What do a wet dog, an overflowing garbage bin and mouldy blue cheese that’s been left in the fridge too long all have in common? They all emit a terrible puzza (feminine, plural: puzze), the Italian word for bad smell, stink or stench!

/pùz·za/
italian word puzza

If you’re having trouble committing this word to memory, I find it helps to think of the English term putrid.

When an Italian expresses his or her objection to an unpleasant odour, you can expect to hear one of two exclamations: Che puzza! (What a smell!) or Senti che puzza! (literally: Smell that bad smell!)

Ma che puzza di chiuso! Apriamo le finestre!

What a musty smell! Let’s open the windows!


Important: Many dictionaries such as Treccani list the masculine version puzzo as the classic term for bad smell. However, in most regions of Italy such as the north where my husband was born, the feminine version puzza is far more common, particularly in the spoken language. One region where you will likely hear puzzo in conversation rather than puzza is Tuscany.

woman in front of opened fridge
Che puzza che c’è in questo frigo! Qualcosa sta marcendo. = There’s a bad smell in this fridge! Something is rotting.

If you use the idiomatic expression avere la puzza sotto il naso (to have a smell under one’s nose), the implication is that a person is snobbish and looks down on others.

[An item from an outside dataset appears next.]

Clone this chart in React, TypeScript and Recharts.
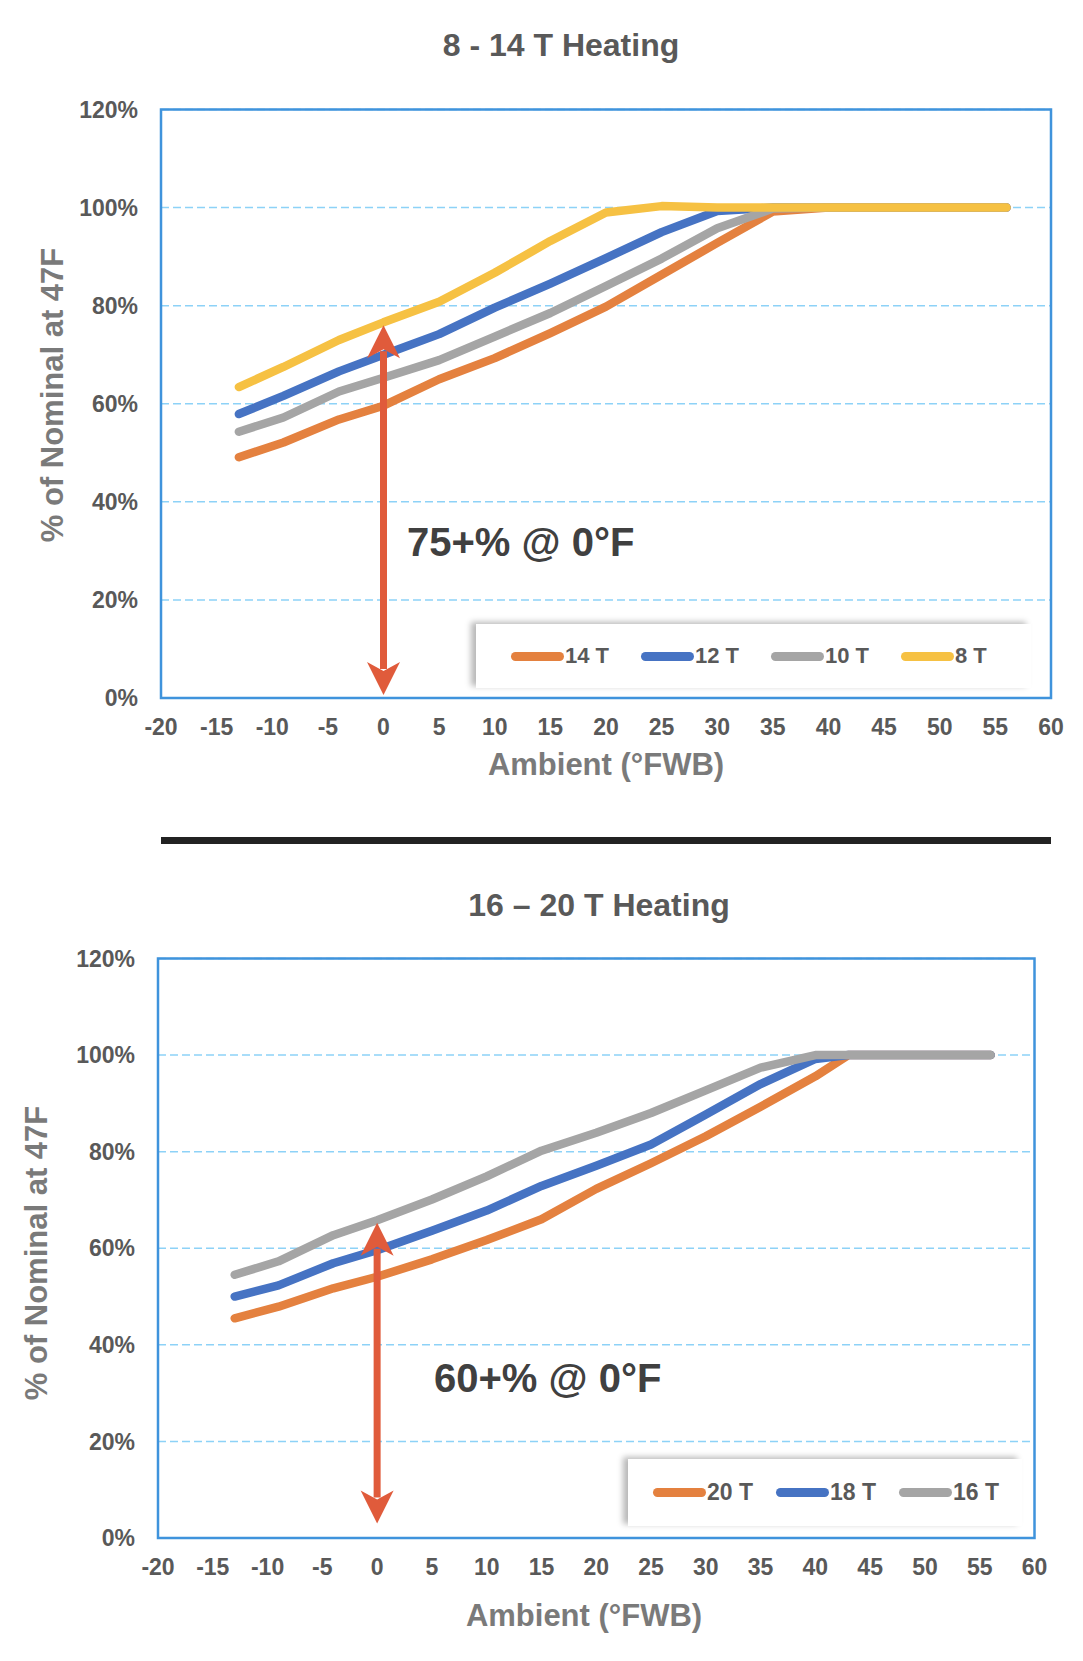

Related to puzza is the verb puzzare which means to smell bad. Just as we can say that something smells fishy in English, you can use puzzare figuratively to talk about a situation that arouses feelings of doubt or suspicion.

Questa faccenda mi puzza d’imbroglio.

There’s something fishy about this whole situation.


Some other related terms include:

  • puzzolente = smelly
  • puzzetta = fart
  • puzzola = skunk
  • puzzone/a = a smelly person, a despicable person

In the Roman dialect, the expression andare in puzza (literally: to go in smell) means to be in a huff or to get one’s knickers in a twist.